What is worse, most of these quantitative trading platforms share common designers and as a result, they tend to react to market conditions in the same way.  On 6 May 2008, someone somewhere pushed the wrong button and the Dow Jones Industrial Average (DJIA) dropped 900 points and then recovered, all in a matter of minutes.  To this day, no one knows for sure what happened.  How can the average retail investor buy a quality stock and hold it under these conditions?

A traditional Buy and Hold investor would approach the current rise in oil prices with the zeal of Sherlock Holmes, attempting to separate fact from fiction.  It is a fact there is a disruption in a small portion of the world’s oil supply and there are tensions in the Middle East.  It is also a fact that today many investors will profit handsomely from these price rises, not from the oil itself, but from commodities futures trading that many believe is the real determinant of the price rise.

If you do not know about options trading, futures trading, and contracts for difference, you need to learn as all have major impacts on share prices totally unrelated to the futures trading.

A fictional tale from ancient history best explains the basics of this kind of trading.  Once upon a time farmers concerned about the price they could get for their crop at fall harvest arranged to sell the rights to delivery of their crop at an agreed upon price before the crop was even planted.  Back then, merchants who bought these contracts to buy actually took delivery of the product.  Both sides of those early trades were hedging against the risk of paying too high a price or receiving too low a price at harvest time.

Then speculators entered the market and began to buy up futures contracts, not because they needed the commodity, but to make a profit from later reselling the contract to either another speculator or a party that actually needed the commodity.

Speculators have always served a vital role but their participation in these markets raises an interesting question.  Is it the supply and demand for the actual commodity that controls the price or the supply and demand for the futures options contract itself?

Today some governments are considering limiting the participation of speculators in the commodities markets.  Oil is not the only commodity on an upward spiral.  Food prices are skyrocketing with no apparent change in real demand and supply.

All participants in futures trading have vested economic interests in the actual price of the commodity at delivery.  For those researching the reality of the situation, this presents major problems.  Information about economic conditions can be misleading or manipulated to favor one side of the argument over the other.  Many retail investors see the headlines about the $200 or $300 predictions but fail to learn they are based on an interrelated set of disaster scenarios.

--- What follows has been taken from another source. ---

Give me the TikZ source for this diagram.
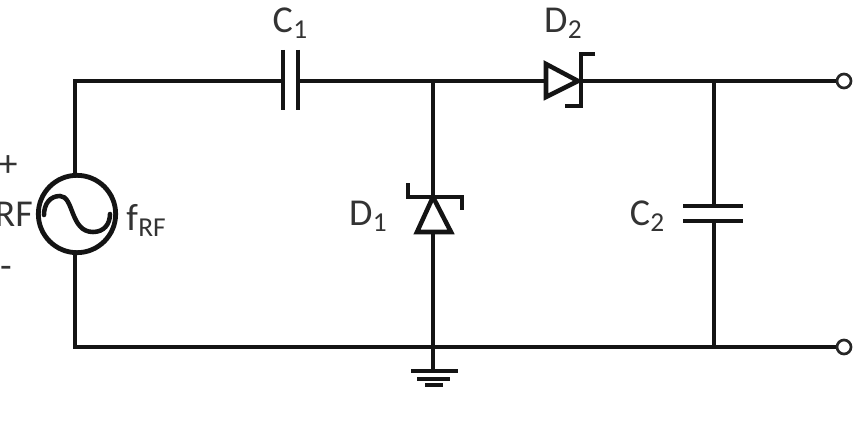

Buy and Hold investors sniff out the potential vulnerability of that argument – how likely is it all events will occur – and make a bet on the future.  Instead of following the crowd in panic selling of what they own, they actually buy more.  These investors believe there is great opportunity when there is “blood in the streets.”

The current situation with oil gives us a unique opportunity to look at Buy and Hold, since we have a recent historical parallel.  In the middle of 2008, the price of oil was on fire, but it collapsed in October in the face of a real decline in demand due to collapsing world economies.  What has happened since then?

To address that question we have pulled a 5-year share price chart from thebull.com.au.  Here is the chart of one of Australians major oil companies, Oil Shares Limited (OSH).

You can see the dramatic drop in share price in the third quarter of 2008.  You can also see the dramatic rise in share price in response to the rise in oil prices earlier that year, with OSH peaking at around $6.75.  At the end of 2010, the share price eclipsed that level and has been trading close to its high to this day. 

Buy and Hold investors brave enough to hold their shares of OSH and add to their positions in the dark days at the end of 2008 have been handsomely rewarded.  Perhaps we should pause a moment before placing a memorial wreath on the coffin of the Buy and Hold Investment Strategy!